Exactly retype the lines from the top of the data through the line containing "eps_circ_a = [76, 63.5, 52.5]", leaving out every picture.

# Start of DATA FOR THE TASK

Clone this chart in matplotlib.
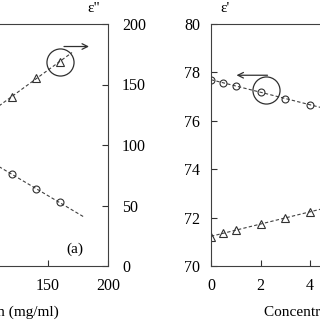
import matplotlib
matplotlib.use("Agg")
import matplotlib.pyplot as plt
import matplotlib.transforms as mtransforms
import numpy as np

plt.rcParams['font.family'] = ['Liberation Serif', 'DejaVu Serif']

# panel (a): protein concentration, right axis eps''
conc_a = [120, 140, 160]
eps2_tri_a = [140, 155, 169]
eps_circ_a = [76, 63.5, 52.5]

# panel (b): concentration 0..4 visible
conc_b = [0, 0.5, 1, 2, 3, 4]
eps1_circ_b = [77.69, 77.58, 77.44, 77.18, 76.91, 76.67]
eps2_tri_b = [71.21, 71.38, 71.47, 71.74, 71.98, 72.24]

ink = '#303030'
line_kw = dict(color='#404040', lw=0.8, ls=(0, (3, 2)))
mk_kw = dict(ls='none', mfc='none', mec=ink, mew=0.8)


def shifted(ax, dx, dy):
    # data transform shifted by some pixels
    return mtransforms.offset_copy(ax.transData, fig=ax.figure, x=dx, y=dy, units='dots')


fig = plt.figure(figsize=(3.2, 3.2), dpi=100)

# ---- left panel (a), partly outside canvas ----
ax1 = fig.add_axes([-0.4125, 0.16875, 0.75, 0.75625])
fit_t = np.polyfit(conc_a, eps2_tri_a, 1)
fit_c = np.polyfit(conc_a, eps_circ_a, 1)
xt = np.array([0, 170])
xc = np.array([0, 180])
ax1.plot(xt, np.polyval(fit_t, xt), **line_kw)
ax1.plot(xc, np.polyval(fit_c, xc), **line_kw)
ax1.plot(conc_a, eps2_tri_a, marker='^', ms=5.5, **mk_kw)
ax1.plot(conc_a, eps_circ_a, marker='o', ms=5, **mk_kw)
# highlight circle + arrow
hx, hy = conc_a[-1], eps2_tri_a[-1]
ax1.plot(hx, hy, marker='o', ms=19.5, mfc='none', mec=ink, mew=0.9)
ax1.annotate('', xy=(hx, hy), xycoords=shifted(ax1, 29, 15),
             xytext=(hx, hy), textcoords=shifted(ax1, 4, 15),
             arrowprops=dict(arrowstyle='->', color=ink, lw=0.9, shrinkA=0, shrinkB=0))
ax1.set_xlim(0, 200)
ax1.set_ylim(0, 200)
ax1.set_xticks([0, 50, 100, 150, 200])
ax1.set_yticks([0, 50, 100, 150, 200])
ax1.yaxis.tick_right()
ax1.tick_params(direction='in', labelsize=11.5, length=4, color=ink, pad=9)
ax1.tick_params(axis='y', pad=10)
for s in ax1.spines.values():
    s.set_color('#404040')
ax1.set_xlabel('Concentration (mg/ml)', fontsize=11, labelpad=8)
ax1.text(172.5, 14, '(a)', fontsize=11, ha='center', va='center')
ax1.text(0.94, 1.065, 'ε"', transform=ax1.transAxes, fontsize=11, ha='center', va='center')

# ---- right panel, partly outside canvas ----
ax2 = fig.add_axes([0.6594, 0.16875, 0.7734, 0.75625])
xb = np.array([0, 10])
ax2.plot(xb, np.polyval(np.polyfit(conc_b, eps1_circ_b, 1), xb), **line_kw)
ax2.plot(xb, np.polyval(np.polyfit(conc_b, eps2_tri_b, 1), xb), **line_kw)
ax2.plot(conc_b, eps1_circ_b, marker='o', ms=5, **mk_kw)
ax2.plot(conc_b, eps2_tri_b, marker='^', ms=5.5, **mk_kw)
gx, gy = conc_b[3], eps1_circ_b[3]
ax2.plot(gx, gy, marker='o', ms=19.5, mfc='none', mec=ink, mew=0.9,
         transform=shifted(ax2, 5, 2))
ax2.annotate('', xy=(gx, gy), xycoords=shifted(ax2, -24, 17),
             xytext=(gx, gy), textcoords=shifted(ax2, 7, 17),
             arrowprops=dict(arrowstyle='->', color=ink, lw=0.9, shrinkA=0, shrinkB=0))
ax2.set_xlim(0, 10)
ax2.set_ylim(70, 80)
ax2.set_xticks([0, 2, 4, 6, 8, 10])
ax2.set_yticks([70, 72, 74, 76, 78, 80])
ax2.tick_params(direction='in', labelsize=11.5, length=4, color=ink, pad=9)
ax2.tick_params(axis='y', pad=8)
for s in ax2.spines.values():
    s.set_color('#404040')
ax2.set_xlabel('Concentration (mg/ml)', fontsize=11, labelpad=8)
ax2.text(0.058, 1.065, "ε'", transform=ax2.transAxes, fontsize=11, ha='center', va='center')

plt.savefig('out.png', dpi=100)
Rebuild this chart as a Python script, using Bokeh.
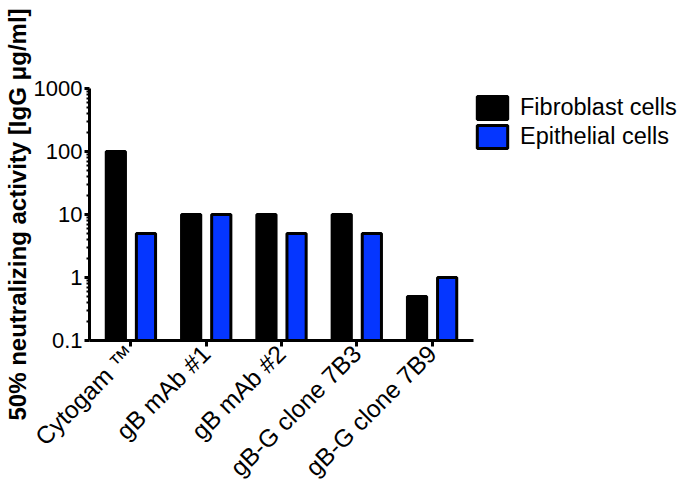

# End of DATA FOR THE TASK

__WRITTEN SOLUTION__:
Clone this chart in matplotlib.
import matplotlib
matplotlib.use("Agg")
import matplotlib.pyplot as plt
import matplotlib.transforms as mtransforms
import numpy as np

plt.rcParams['font.family'] = ['Liberation Serif', 'DejaVu Serif']

# panel (a): protein concentration, right axis eps''
conc_a = [120, 140, 160]
eps2_tri_a = [140, 155, 169]
eps_circ_a = [76, 63.5, 52.5]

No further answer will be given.